### WHAT YOU HAVE TO DO:
All the data below goes into the copy word for word, but the pictures don't.

### AVAILABLE DATA:
···

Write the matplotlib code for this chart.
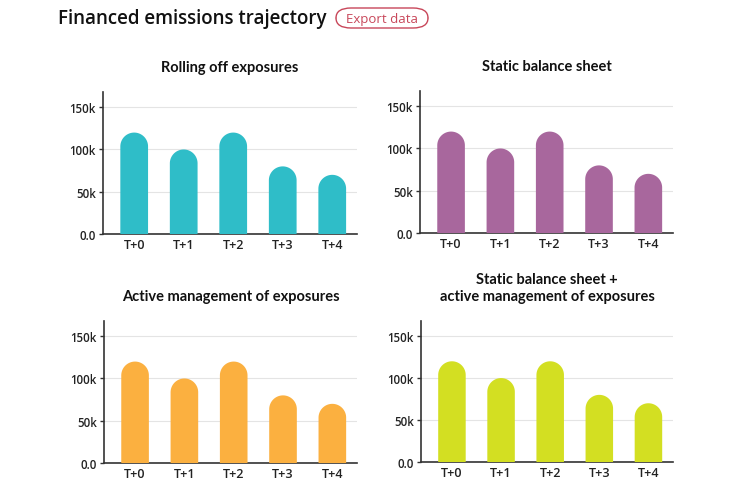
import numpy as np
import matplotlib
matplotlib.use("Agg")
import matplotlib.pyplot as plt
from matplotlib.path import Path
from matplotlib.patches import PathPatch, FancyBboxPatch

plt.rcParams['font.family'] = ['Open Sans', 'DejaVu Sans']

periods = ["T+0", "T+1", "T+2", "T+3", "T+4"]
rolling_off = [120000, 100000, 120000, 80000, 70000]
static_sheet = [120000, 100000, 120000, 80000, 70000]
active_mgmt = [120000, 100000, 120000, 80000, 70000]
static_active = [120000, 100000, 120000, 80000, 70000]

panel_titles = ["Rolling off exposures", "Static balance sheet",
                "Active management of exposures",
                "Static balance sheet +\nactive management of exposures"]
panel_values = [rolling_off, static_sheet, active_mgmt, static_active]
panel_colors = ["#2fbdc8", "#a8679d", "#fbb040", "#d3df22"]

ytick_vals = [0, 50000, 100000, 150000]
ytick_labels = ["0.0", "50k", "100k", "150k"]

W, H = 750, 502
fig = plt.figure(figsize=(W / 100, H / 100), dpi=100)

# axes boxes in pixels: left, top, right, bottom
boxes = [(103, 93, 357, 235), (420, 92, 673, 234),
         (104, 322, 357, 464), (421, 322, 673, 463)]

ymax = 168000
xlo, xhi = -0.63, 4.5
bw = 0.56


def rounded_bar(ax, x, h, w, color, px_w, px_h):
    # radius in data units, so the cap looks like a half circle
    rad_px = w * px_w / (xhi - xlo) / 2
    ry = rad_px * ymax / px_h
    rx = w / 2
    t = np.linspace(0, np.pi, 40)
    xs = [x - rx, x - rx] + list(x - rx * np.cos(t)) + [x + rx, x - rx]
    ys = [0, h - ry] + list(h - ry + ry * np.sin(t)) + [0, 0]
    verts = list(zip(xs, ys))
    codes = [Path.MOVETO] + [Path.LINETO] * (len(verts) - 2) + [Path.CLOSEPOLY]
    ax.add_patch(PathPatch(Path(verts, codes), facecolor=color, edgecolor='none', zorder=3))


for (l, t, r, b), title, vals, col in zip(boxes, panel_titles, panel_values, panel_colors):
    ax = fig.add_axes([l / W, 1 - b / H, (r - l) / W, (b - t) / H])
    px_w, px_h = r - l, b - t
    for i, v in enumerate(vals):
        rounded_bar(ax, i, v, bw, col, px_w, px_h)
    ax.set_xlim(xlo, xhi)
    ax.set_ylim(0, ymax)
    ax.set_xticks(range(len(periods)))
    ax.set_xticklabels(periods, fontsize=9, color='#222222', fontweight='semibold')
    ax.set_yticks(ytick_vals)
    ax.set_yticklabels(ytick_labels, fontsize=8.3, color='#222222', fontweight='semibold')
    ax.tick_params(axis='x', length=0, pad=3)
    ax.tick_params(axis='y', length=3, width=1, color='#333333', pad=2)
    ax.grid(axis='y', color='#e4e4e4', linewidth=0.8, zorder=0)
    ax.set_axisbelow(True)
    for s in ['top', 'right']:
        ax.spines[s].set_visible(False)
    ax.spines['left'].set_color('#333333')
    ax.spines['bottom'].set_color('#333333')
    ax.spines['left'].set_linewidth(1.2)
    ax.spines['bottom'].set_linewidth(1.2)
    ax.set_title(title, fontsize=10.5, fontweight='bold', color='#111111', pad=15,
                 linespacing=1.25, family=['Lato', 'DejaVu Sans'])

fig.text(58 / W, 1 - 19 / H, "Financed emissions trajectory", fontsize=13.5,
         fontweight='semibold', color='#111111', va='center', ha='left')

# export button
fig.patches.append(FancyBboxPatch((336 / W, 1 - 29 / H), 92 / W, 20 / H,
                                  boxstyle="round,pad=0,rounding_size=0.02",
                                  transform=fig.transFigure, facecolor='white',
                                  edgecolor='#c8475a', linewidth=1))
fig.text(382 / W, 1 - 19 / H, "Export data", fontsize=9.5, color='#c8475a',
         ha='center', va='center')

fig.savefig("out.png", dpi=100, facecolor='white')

···

### RESPONSE TO THIS TASK:
Write the matplotlib code for this chart.
import numpy as np
import matplotlib
matplotlib.use("Agg")
import matplotlib.pyplot as plt
from matplotlib.path import Path
from matplotlib.patches import PathPatch, FancyBboxPatch

plt.rcParams['font.family'] = ['Open Sans', 'DejaVu Sans']

periods = ["T+0", "T+1", "T+2", "T+3", "T+4"]
rolling_off = [120000, 100000, 120000, 80000, 70000]
static_sheet = [120000, 100000, 120000, 80000, 70000]
active_mgmt = [120000, 100000, 120000, 80000, 70000]
static_active = [120000, 100000, 120000, 80000, 70000]

panel_titles = ["Rolling off exposures", "Static balance sheet",
                "Active management of exposures",
                "Static balance sheet +\nactive management of exposures"]
panel_values = [rolling_off, static_sheet, active_mgmt, static_active]
panel_colors = ["#2fbdc8", "#a8679d", "#fbb040", "#d3df22"]

ytick_vals = [0, 50000, 100000, 150000]
ytick_labels = ["0.0", "50k", "100k", "150k"]

W, H = 750, 502
fig = plt.figure(figsize=(W / 100, H / 100), dpi=100)

# axes boxes in pixels: left, top, right, bottom
boxes = [(103, 93, 357, 235), (420, 92, 673, 234),
         (104, 322, 357, 464), (421, 322, 673, 463)]

ymax = 168000
xlo, xhi = -0.63, 4.5
bw = 0.56


def rounded_bar(ax, x, h, w, color, px_w, px_h):
    # radius in data units, so the cap looks like a half circle
    rad_px = w * px_w / (xhi - xlo) / 2
    ry = rad_px * ymax / px_h
    rx = w / 2
    t = np.linspace(0, np.pi, 40)
    xs = [x - rx, x - rx] + list(x - rx * np.cos(t)) + [x + rx, x - rx]
    ys = [0, h - ry] + list(h - ry + ry * np.sin(t)) + [0, 0]
    verts = list(zip(xs, ys))
    codes = [Path.MOVETO] + [Path.LINETO] * (len(verts) - 2) + [Path.CLOSEPOLY]
    ax.add_patch(PathPatch(Path(verts, codes), facecolor=color, edgecolor='none', zorder=3))


for (l, t, r, b), title, vals, col in zip(boxes, panel_titles, panel_values, panel_colors):
    ax = fig.add_axes([l / W, 1 - b / H, (r - l) / W, (b - t) / H])
    px_w, px_h = r - l, b - t
    for i, v in enumerate(vals):
        rounded_bar(ax, i, v, bw, col, px_w, px_h)
    ax.set_xlim(xlo, xhi)
    ax.set_ylim(0, ymax)
    ax.set_xticks(range(len(periods)))
    ax.set_xticklabels(periods, fontsize=9, color='#222222', fontweight='semibold')
    ax.set_yticks(ytick_vals)
    ax.set_yticklabels(ytick_labels, fontsize=8.3, color='#222222', fontweight='semibold')
    ax.tick_params(axis='x', length=0, pad=3)
    ax.tick_params(axis='y', length=3, width=1, color='#333333', pad=2)
    ax.grid(axis='y', color='#e4e4e4', linewidth=0.8, zorder=0)
    ax.set_axisbelow(True)
    for s in ['top', 'right']:
        ax.spines[s].set_visible(False)
    ax.spines['left'].set_color('#333333')
    ax.spines['bottom'].set_color('#333333')
    ax.spines['left'].set_linewidth(1.2)
    ax.spines['bottom'].set_linewidth(1.2)
    ax.set_title(title, fontsize=10.5, fontweight='bold', color='#111111', pad=15,
                 linespacing=1.25, family=['Lato', 'DejaVu Sans'])

fig.text(58 / W, 1 - 19 / H, "Financed emissions trajectory", fontsize=13.5,
         fontweight='semibold', color='#111111', va='center', ha='left')

# export button
fig.patches.append(FancyBboxPatch((336 / W, 1 - 29 / H), 92 / W, 20 / H,
                                  boxstyle="round,pad=0,rounding_size=0.02",
                                  transform=fig.transFigure, facecolor='white',
                                  edgecolor='#c8475a', linewidth=1))
fig.text(382 / W, 1 - 19 / H, "Export data", fontsize=9.5, color='#c8475a',
         ha='center', va='center')

fig.savefig("out.png", dpi=100, facecolor='white')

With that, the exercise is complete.